Task statement: Quote the data below in full, please, without altering anything.

%%

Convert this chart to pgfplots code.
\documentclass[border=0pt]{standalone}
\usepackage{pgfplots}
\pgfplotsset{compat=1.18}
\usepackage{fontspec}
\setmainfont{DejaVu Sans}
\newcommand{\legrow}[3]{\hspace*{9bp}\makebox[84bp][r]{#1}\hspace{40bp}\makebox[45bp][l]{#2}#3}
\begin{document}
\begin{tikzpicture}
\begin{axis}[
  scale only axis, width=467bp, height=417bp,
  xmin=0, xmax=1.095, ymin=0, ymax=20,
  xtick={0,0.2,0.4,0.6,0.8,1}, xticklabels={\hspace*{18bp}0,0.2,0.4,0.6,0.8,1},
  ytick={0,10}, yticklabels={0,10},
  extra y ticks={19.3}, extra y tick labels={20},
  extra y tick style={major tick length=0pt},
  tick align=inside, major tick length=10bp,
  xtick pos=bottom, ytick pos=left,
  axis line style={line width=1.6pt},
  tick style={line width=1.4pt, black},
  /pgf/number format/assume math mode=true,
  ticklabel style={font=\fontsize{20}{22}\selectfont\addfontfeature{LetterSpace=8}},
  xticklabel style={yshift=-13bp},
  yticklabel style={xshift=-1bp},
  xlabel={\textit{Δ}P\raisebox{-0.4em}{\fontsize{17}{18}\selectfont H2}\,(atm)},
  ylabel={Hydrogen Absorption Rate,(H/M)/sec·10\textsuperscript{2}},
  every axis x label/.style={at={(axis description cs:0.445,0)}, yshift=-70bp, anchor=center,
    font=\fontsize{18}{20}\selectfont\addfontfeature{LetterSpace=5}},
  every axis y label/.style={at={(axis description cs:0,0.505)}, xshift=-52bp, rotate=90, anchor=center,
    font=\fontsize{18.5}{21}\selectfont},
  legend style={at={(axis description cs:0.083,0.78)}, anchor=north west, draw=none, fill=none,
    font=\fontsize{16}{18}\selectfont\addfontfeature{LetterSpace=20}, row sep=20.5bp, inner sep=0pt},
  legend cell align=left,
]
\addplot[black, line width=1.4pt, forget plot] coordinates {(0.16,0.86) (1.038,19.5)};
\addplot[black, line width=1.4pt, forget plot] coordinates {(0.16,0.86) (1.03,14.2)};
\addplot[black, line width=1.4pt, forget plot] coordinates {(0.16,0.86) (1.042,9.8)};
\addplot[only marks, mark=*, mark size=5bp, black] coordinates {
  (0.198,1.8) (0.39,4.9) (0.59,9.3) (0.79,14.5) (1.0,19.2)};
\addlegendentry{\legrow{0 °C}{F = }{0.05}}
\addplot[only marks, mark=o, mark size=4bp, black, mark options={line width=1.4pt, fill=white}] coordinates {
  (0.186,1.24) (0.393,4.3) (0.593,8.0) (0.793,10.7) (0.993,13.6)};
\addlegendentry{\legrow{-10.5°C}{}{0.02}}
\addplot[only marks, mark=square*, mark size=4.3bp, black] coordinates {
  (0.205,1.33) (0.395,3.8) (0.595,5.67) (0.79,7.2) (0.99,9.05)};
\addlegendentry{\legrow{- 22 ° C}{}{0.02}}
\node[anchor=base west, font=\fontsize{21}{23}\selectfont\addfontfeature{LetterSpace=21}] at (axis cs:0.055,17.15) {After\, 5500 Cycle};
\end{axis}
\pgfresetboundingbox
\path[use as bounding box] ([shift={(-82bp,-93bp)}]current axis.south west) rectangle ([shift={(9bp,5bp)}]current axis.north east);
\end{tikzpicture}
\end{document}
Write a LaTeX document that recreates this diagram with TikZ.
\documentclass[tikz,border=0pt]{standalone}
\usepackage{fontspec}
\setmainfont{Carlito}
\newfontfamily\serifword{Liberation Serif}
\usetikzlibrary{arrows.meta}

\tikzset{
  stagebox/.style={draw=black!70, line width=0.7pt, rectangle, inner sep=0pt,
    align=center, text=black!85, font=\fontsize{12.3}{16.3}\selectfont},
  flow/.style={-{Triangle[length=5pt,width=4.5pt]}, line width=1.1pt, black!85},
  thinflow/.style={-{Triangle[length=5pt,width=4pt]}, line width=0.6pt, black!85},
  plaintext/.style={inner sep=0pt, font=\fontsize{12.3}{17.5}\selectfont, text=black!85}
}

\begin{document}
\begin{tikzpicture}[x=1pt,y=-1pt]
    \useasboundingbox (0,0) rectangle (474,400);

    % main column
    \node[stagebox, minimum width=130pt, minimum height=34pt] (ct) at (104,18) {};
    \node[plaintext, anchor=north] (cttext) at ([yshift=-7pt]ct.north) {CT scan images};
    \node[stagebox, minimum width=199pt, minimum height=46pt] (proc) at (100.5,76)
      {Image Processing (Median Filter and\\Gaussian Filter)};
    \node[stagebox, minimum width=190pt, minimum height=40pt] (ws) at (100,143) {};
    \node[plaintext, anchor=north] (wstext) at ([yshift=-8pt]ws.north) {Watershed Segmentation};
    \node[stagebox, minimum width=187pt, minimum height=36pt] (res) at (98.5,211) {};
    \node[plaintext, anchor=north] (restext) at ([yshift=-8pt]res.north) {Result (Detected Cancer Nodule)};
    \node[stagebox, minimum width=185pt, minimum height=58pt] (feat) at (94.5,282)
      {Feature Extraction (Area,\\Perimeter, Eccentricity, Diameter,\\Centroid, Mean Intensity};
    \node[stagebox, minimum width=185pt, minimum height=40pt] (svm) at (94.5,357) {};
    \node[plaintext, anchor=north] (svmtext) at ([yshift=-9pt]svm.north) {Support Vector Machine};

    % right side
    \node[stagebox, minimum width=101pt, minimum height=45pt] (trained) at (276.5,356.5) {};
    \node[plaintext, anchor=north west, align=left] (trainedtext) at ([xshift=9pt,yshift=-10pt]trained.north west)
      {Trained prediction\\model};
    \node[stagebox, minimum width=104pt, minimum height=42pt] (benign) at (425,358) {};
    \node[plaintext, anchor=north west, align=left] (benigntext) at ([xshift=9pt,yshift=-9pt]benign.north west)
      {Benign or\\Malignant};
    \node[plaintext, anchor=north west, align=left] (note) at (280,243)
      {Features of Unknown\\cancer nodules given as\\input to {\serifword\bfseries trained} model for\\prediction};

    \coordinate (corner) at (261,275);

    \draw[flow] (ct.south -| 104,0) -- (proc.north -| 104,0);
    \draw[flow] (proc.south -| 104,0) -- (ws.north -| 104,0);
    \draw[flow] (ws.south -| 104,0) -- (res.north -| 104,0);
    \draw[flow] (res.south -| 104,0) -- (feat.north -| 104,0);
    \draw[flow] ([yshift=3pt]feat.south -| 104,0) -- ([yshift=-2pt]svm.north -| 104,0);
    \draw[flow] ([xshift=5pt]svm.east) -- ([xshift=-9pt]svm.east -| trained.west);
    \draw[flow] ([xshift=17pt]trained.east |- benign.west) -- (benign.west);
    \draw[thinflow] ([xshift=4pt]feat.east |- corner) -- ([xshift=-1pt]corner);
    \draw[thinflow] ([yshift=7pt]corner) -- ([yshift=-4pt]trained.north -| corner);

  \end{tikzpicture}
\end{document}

%%

Complete answer:
Convert this chart to pgfplots code.
\documentclass[border=0pt]{standalone}
\usepackage{pgfplots}
\pgfplotsset{compat=1.18}
\usepackage{fontspec}
\setmainfont{DejaVu Sans}
\newcommand{\legrow}[3]{\hspace*{9bp}\makebox[84bp][r]{#1}\hspace{40bp}\makebox[45bp][l]{#2}#3}
\begin{document}
\begin{tikzpicture}
\begin{axis}[
  scale only axis, width=467bp, height=417bp,
  xmin=0, xmax=1.095, ymin=0, ymax=20,
  xtick={0,0.2,0.4,0.6,0.8,1}, xticklabels={\hspace*{18bp}0,0.2,0.4,0.6,0.8,1},
  ytick={0,10}, yticklabels={0,10},
  extra y ticks={19.3}, extra y tick labels={20},
  extra y tick style={major tick length=0pt},
  tick align=inside, major tick length=10bp,
  xtick pos=bottom, ytick pos=left,
  axis line style={line width=1.6pt},
  tick style={line width=1.4pt, black},
  /pgf/number format/assume math mode=true,
  ticklabel style={font=\fontsize{20}{22}\selectfont\addfontfeature{LetterSpace=8}},
  xticklabel style={yshift=-13bp},
  yticklabel style={xshift=-1bp},
  xlabel={\textit{Δ}P\raisebox{-0.4em}{\fontsize{17}{18}\selectfont H2}\,(atm)},
  ylabel={Hydrogen Absorption Rate,(H/M)/sec·10\textsuperscript{2}},
  every axis x label/.style={at={(axis description cs:0.445,0)}, yshift=-70bp, anchor=center,
    font=\fontsize{18}{20}\selectfont\addfontfeature{LetterSpace=5}},
  every axis y label/.style={at={(axis description cs:0,0.505)}, xshift=-52bp, rotate=90, anchor=center,
    font=\fontsize{18.5}{21}\selectfont},
  legend style={at={(axis description cs:0.083,0.78)}, anchor=north west, draw=none, fill=none,
    font=\fontsize{16}{18}\selectfont\addfontfeature{LetterSpace=20}, row sep=20.5bp, inner sep=0pt},
  legend cell align=left,
]
\addplot[black, line width=1.4pt, forget plot] coordinates {(0.16,0.86) (1.038,19.5)};
\addplot[black, line width=1.4pt, forget plot] coordinates {(0.16,0.86) (1.03,14.2)};
\addplot[black, line width=1.4pt, forget plot] coordinates {(0.16,0.86) (1.042,9.8)};
\addplot[only marks, mark=*, mark size=5bp, black] coordinates {
  (0.198,1.8) (0.39,4.9) (0.59,9.3) (0.79,14.5) (1.0,19.2)};
\addlegendentry{\legrow{0 °C}{F = }{0.05}}
\addplot[only marks, mark=o, mark size=4bp, black, mark options={line width=1.4pt, fill=white}] coordinates {
  (0.186,1.24) (0.393,4.3) (0.593,8.0) (0.793,10.7) (0.993,13.6)};
\addlegendentry{\legrow{-10.5°C}{}{0.02}}
\addplot[only marks, mark=square*, mark size=4.3bp, black] coordinates {
  (0.205,1.33) (0.395,3.8) (0.595,5.67) (0.79,7.2) (0.99,9.05)};
\addlegendentry{\legrow{- 22 ° C}{}{0.02}}
\node[anchor=base west, font=\fontsize{21}{23}\selectfont\addfontfeature{LetterSpace=21}] at (axis cs:0.055,17.15) {After\, 5500 Cycle};
\end{axis}
\pgfresetboundingbox
\path[use as bounding box] ([shift={(-82bp,-93bp)}]current axis.south west) rectangle ([shift={(9bp,5bp)}]current axis.north east);
\end{tikzpicture}
\end{document}
Write a LaTeX document that recreates this diagram with TikZ.
\documentclass[tikz,border=0pt]{standalone}
\usepackage{fontspec}
\setmainfont{Carlito}
\newfontfamily\serifword{Liberation Serif}
\usetikzlibrary{arrows.meta}

\tikzset{
  stagebox/.style={draw=black!70, line width=0.7pt, rectangle, inner sep=0pt,
    align=center, text=black!85, font=\fontsize{12.3}{16.3}\selectfont},
  flow/.style={-{Triangle[length=5pt,width=4.5pt]}, line width=1.1pt, black!85},
  thinflow/.style={-{Triangle[length=5pt,width=4pt]}, line width=0.6pt, black!85},
  plaintext/.style={inner sep=0pt, font=\fontsize{12.3}{17.5}\selectfont, text=black!85}
}

\begin{document}
\begin{tikzpicture}[x=1pt,y=-1pt]
    \useasboundingbox (0,0) rectangle (474,400);

    % main column
    \node[stagebox, minimum width=130pt, minimum height=34pt] (ct) at (104,18) {};
    \node[plaintext, anchor=north] (cttext) at ([yshift=-7pt]ct.north) {CT scan images};
    \node[stagebox, minimum width=199pt, minimum height=46pt] (proc) at (100.5,76)
      {Image Processing (Median Filter and\\Gaussian Filter)};
    \node[stagebox, minimum width=190pt, minimum height=40pt] (ws) at (100,143) {};
    \node[plaintext, anchor=north] (wstext) at ([yshift=-8pt]ws.north) {Watershed Segmentation};
    \node[stagebox, minimum width=187pt, minimum height=36pt] (res) at (98.5,211) {};
    \node[plaintext, anchor=north] (restext) at ([yshift=-8pt]res.north) {Result (Detected Cancer Nodule)};
    \node[stagebox, minimum width=185pt, minimum height=58pt] (feat) at (94.5,282)
      {Feature Extraction (Area,\\Perimeter, Eccentricity, Diameter,\\Centroid, Mean Intensity};
    \node[stagebox, minimum width=185pt, minimum height=40pt] (svm) at (94.5,357) {};
    \node[plaintext, anchor=north] (svmtext) at ([yshift=-9pt]svm.north) {Support Vector Machine};

    % right side
    \node[stagebox, minimum width=101pt, minimum height=45pt] (trained) at (276.5,356.5) {};
    \node[plaintext, anchor=north west, align=left] (trainedtext) at ([xshift=9pt,yshift=-10pt]trained.north west)
      {Trained prediction\\model};
    \node[stagebox, minimum width=104pt, minimum height=42pt] (benign) at (425,358) {};
    \node[plaintext, anchor=north west, align=left] (benigntext) at ([xshift=9pt,yshift=-9pt]benign.north west)
      {Benign or\\Malignant};
    \node[plaintext, anchor=north west, align=left] (note) at (280,243)
      {Features of Unknown\\cancer nodules given as\\input to {\serifword\bfseries trained} model for\\prediction};

    \coordinate (corner) at (261,275);

    \draw[flow] (ct.south -| 104,0) -- (proc.north -| 104,0);
    \draw[flow] (proc.south -| 104,0) -- (ws.north -| 104,0);
    \draw[flow] (ws.south -| 104,0) -- (res.north -| 104,0);
    \draw[flow] (res.south -| 104,0) -- (feat.north -| 104,0);
    \draw[flow] ([yshift=3pt]feat.south -| 104,0) -- ([yshift=-2pt]svm.north -| 104,0);
    \draw[flow] ([xshift=5pt]svm.east) -- ([xshift=-9pt]svm.east -| trained.west);
    \draw[flow] ([xshift=17pt]trained.east |- benign.west) -- (benign.west);
    \draw[thinflow] ([xshift=4pt]feat.east |- corner) -- ([xshift=-1pt]corner);
    \draw[thinflow] ([yshift=7pt]corner) -- ([yshift=-4pt]trained.north -| corner);

  \end{tikzpicture}
\end{document}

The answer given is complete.